SCATTER is free for local authorities and makes it easier to meet the complex challenge of understanding and reporting on area-wide greenhouse gas emissions.
Anthesis has unveiled a new online version of the successful SCATTER greenhouse gas reporting tool, which is free to local authorities in the UK. The web-based tool helps local authorities to assess, report on and reduce the amount of greenhouse gas emissions that their area produces.
SCATTER – which stands for Setting City Area Targets and Trajectories for Emissions Reduction – is a user-friendly interactive website that uses a wide range of national and local public data sets to provide quantified outputs, without local authorities needing to commit significant resources to collect data.
Anthesis has partnered with Nottingham City Council to develop the tool in a project funded through the Department for Business Energy and Industrial Strategy (BEIS). It has already been used by several UK cities to provide an evidence base to build their carbon reduction plans.
The tool makes it easier for local authorities to meet the complex challenge of understanding and reporting on area-wide greenhouse gas emissions. It helps to report data to global frameworks, set targets to reduce greenhouse gas emissions and understand how to meet climate change objectives.
Local authorities can use SCATTER to build a detailed inventory of their area’s annual greenhouse gas emissions in order to identify their largest emissions sources.
The launch of SCATTER online comes hot on the heels of the UK government declaring a climate emergency. Over a hundred local authorities across the UK have also made similar declarations and commitments. Local authorities can use SCATTER to build a detailed inventory of their area’s annual greenhouse gas emissions in order to identify their largest emissions sources.

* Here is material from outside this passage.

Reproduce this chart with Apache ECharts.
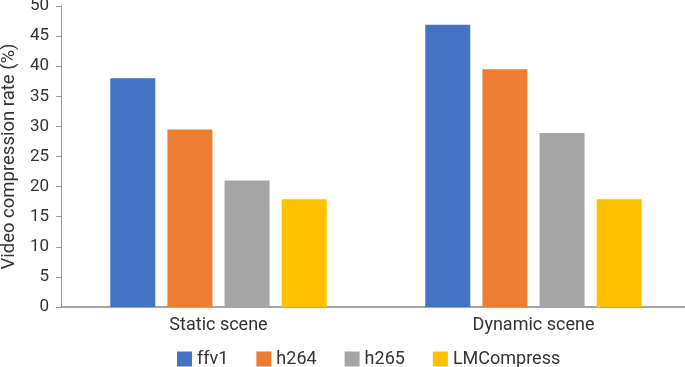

In addition, a new feature called “Pathways” will be available this autumn, which will allow local authorities to explore different greenhouse gas reduction actions and enable the creation of reduction scenarios from which to develop their climate action plans.
Climate reporting NGO CDP is working alongside SCATTER partners to provide tailored support to local authorities in reporting greenhouse gas emissions. SCATTER was released in time to meet the deadline for reporting to CDP’s annual questionnaire, which is used by over 600 cities around the world. By disclosing to initiatives like CDP, local authorities can better understand the scale of their impact on carbon reduction, as well as ways they can support crucial initiatives such as the UK’s 2050 net-zero target and international Paris Agreement.
The SCATTER tool can also be used alongside the local authority carbon budget approach from the Tyndall Centre for Climate Change Research, which calculates climate change commitments for local areas aligned with the objectives of the United Nations Paris Agreement. SCATTER was originally created by Anthesis with support from the Tyndall Centre and piloted by the Greater Manchester Combined Authority, with funding from BEIS.
Brad Blundell, Anthesis’ Director, said: “As cities and city-regions look to reduce carbon emissions, working out what actions will have the greatest impact is a complex task. Turning those actions into a workable plan supported by stakeholders is equally challenging. This is where SCATTER comes in, helping cities to measure emissions, model scenarios, set reduction targets and take action.”
Wayne Bexton, Head of Energy Services at Nottingham City Council, said: “The development of SCATTER provides a great opportunity to support a range of local authorities in taking their first steps along the journey to becoming carbon neutral, a journey which Nottingham City Council is also on. We are pleased to be part of the next phase of the project, aiming to increase the usability and accessibility of this free-to-use resource.
“We hope that SCATTER, with its city-regional inventory, carbon budget, reporting outputs and emission reduction pathway scenarios, will help support ambitious carbon reduction objectives around the country, such as Nottingham’s own aim to be carbon neutral by 2028.”